Nonostante lo stato avanzato della mercificazione dell’esistente è possibile reincorporare l’economia nel sociale, ricondurla ad un ruolo subalterno; in questo senso l’obiettivo non è un’economia giusta, ma una società giusta.
Sul terreno pratico Latouche propone una serie di strategie e di strumenti, di cui sottolinea il carattere utopico, ma indispensabili per potersi misurare con lo strapotere dell’economico. Si sofferma, ad esempio, sui Lets (Local exchange trade) o Sel (Systèmes d’échange locale), associazioni i cui membri scambiano fuori mercato, mediante una moneta da loro creata e valida nell’ambito del gruppo, beni e servizi di ogni sorta, analizzandone il funzionamento e prendendo posizione sui diversi problemi connessi, primo fra tutti quello della determinazione del prezzo dei mezzi e dei beni scambiati (cfr. pp. 188-189).
Inoltre Latouche propone una riappropriazione creativa del danaro e un’idea di mercato quale luogo di scambio e di incontro, dove la dimensione del dono è incorporata nel commercio. L’autore fa riferimento alle forme di microcredito di base e di scambio realizzate nella società vernacolare africana.
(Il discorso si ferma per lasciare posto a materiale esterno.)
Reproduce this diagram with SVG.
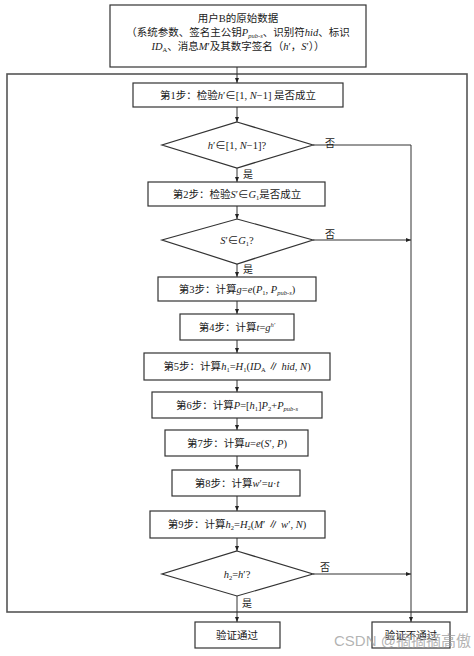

Allo stesso tempo si schiera decisamente a favore della riduzione del tempo di lavoro e del reddito di cittadinanza che permetterebbe di realizzare «un po’ più di equità nel rapporto salariale», e quindi consentirebbe alla forza lavoro, di sfuggire «all’arbitrio del datore di lavoro e dell’anonimato del meccanismo infernale del mercato». Potrebbe però costituire anche il presupposto ad un cambiamento di mentalità che dovrebbe essere preceduto e accompagnato dalla percezione del lavoro come forma di crescita personale (p. 197).
Ma soprattutto la liberazione, anche graduale e parziale, dal lavoro salariato è ciò che può consentire la costruzione di nuovi spazi pubblici, luoghi per la progettazione collettiva di modalità per il conseguimento di un benessere non distruttivo dell’ambiente e dei legami sociali. Il che renderebbe evidente lo stato di avanzamento di quella sovversione cognitiva che per Latouche è preliminare al sovvertimento politico: la decolonizzazione dell’immaginario collettivo, da sottrarre al dominio della ragione calcolatrice.
Un’impresa ardua considerando il radicamento della stessa nozione di sviluppo nel senso comune, ma il fallimento storico dell’Occidente, testimoniato dai paurosi squilibri sociali, dagli elevati rischi della tecnologia e dalla radicale messa in discussione degli equilibri ambientali, quindi dalla crisi di nozioni quali progresso e sviluppo, può rappresentare la leva su cui agire per costruire relazioni sociali e produttive sottratte alle logiche mercantili. Per pensare un’«altra crescita», anche se il termine per lo studioso francese è «logoro», una crescita «della qualità della vita, degli spazi verdi [ … ] del bene comune» (p. 213).